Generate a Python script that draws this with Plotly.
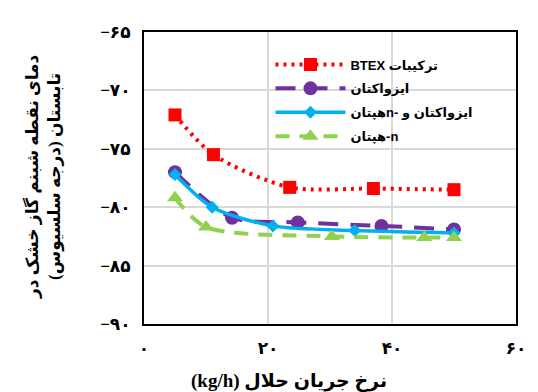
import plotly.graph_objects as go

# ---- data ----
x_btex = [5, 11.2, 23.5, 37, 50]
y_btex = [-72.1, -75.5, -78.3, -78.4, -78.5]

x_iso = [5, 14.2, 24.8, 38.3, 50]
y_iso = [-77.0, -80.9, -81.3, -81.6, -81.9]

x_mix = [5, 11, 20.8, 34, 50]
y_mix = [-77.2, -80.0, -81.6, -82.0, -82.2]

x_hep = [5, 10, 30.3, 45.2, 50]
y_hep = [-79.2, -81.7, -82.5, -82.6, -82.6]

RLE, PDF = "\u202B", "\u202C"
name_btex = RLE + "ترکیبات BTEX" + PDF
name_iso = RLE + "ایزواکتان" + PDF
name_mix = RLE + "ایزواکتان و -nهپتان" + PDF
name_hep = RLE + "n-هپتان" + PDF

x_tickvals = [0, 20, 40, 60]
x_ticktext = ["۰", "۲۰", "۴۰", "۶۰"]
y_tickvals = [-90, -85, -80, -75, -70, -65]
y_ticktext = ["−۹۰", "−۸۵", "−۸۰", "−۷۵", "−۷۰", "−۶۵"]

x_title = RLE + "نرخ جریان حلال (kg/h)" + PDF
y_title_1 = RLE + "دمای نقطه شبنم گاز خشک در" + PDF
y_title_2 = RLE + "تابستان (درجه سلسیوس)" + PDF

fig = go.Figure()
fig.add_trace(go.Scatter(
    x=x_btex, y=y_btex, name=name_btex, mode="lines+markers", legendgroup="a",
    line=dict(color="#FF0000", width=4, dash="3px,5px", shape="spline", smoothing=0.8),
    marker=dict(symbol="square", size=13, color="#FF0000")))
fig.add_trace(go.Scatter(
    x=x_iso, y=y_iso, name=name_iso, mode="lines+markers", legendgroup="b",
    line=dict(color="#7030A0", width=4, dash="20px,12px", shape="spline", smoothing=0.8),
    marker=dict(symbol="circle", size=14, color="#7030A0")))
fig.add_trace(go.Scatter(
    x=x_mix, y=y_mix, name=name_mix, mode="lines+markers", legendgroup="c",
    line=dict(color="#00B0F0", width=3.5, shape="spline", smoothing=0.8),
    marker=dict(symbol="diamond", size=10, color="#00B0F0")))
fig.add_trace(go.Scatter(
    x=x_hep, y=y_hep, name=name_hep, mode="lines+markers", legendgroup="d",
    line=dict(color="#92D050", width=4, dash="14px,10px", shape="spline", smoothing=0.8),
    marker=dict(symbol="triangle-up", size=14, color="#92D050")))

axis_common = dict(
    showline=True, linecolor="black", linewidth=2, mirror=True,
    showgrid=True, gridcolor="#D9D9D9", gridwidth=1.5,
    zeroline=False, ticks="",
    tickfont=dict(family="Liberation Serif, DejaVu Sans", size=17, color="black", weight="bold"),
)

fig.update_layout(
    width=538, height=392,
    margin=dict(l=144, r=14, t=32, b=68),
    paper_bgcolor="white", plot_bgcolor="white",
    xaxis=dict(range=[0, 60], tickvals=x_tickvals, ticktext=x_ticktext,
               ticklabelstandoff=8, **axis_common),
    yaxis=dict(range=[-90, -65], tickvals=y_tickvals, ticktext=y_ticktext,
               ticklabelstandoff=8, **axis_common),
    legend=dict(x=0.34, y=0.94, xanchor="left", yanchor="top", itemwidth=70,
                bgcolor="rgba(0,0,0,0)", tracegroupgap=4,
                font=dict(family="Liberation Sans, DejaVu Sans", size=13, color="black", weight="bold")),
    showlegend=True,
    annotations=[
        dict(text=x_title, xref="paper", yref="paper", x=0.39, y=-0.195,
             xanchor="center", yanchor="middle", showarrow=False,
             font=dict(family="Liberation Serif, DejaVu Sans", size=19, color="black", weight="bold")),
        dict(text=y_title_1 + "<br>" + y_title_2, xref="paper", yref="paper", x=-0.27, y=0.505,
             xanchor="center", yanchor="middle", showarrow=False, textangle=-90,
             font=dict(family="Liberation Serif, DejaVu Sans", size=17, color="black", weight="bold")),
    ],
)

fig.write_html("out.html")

...

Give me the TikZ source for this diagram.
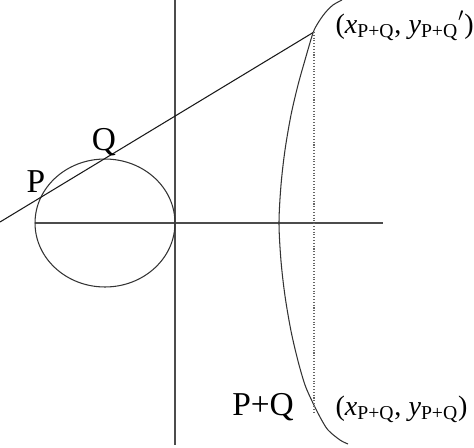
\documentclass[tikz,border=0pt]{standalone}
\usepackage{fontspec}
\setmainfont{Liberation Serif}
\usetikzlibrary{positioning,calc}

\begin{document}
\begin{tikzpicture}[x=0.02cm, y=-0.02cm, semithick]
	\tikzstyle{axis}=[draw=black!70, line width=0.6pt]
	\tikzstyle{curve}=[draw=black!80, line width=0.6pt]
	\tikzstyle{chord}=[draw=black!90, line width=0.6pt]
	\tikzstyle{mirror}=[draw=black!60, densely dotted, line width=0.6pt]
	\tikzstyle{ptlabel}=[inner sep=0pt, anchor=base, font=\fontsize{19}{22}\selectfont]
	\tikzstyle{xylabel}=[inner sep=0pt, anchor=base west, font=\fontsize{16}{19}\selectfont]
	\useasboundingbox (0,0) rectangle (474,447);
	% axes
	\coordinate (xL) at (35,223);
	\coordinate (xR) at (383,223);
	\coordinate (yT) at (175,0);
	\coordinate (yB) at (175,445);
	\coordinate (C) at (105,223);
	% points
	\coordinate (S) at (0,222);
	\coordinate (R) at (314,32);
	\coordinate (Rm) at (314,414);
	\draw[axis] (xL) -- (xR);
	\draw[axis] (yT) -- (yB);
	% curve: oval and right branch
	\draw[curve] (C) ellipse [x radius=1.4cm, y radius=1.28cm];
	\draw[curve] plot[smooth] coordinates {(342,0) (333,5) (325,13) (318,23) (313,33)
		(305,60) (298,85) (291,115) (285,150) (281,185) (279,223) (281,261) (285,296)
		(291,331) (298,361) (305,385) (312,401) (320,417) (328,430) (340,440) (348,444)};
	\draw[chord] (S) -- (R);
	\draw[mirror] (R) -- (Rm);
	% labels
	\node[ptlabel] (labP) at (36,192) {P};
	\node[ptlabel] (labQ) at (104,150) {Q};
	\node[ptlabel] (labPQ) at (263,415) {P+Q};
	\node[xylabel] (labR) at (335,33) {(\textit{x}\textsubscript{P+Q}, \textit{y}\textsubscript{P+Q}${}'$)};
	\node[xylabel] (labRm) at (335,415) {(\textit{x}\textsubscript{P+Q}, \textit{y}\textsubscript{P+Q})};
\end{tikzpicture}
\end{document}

*What you will do*
Take the lines from the one holding "Generate a Python" to the one holding "y_hep = [-79.2, -81.7, -82.5, -82.6, -82.6]", both lines included, and give them again exactly, with no pictures.

*Task output*
Generate a Python script that draws this with Plotly.
import plotly.graph_objects as go

# ---- data ----
x_btex = [5, 11.2, 23.5, 37, 50]
y_btex = [-72.1, -75.5, -78.3, -78.4, -78.5]

x_iso = [5, 14.2, 24.8, 38.3, 50]
y_iso = [-77.0, -80.9, -81.3, -81.6, -81.9]

x_mix = [5, 11, 20.8, 34, 50]
y_mix = [-77.2, -80.0, -81.6, -82.0, -82.2]

x_hep = [5, 10, 30.3, 45.2, 50]
y_hep = [-79.2, -81.7, -82.5, -82.6, -82.6]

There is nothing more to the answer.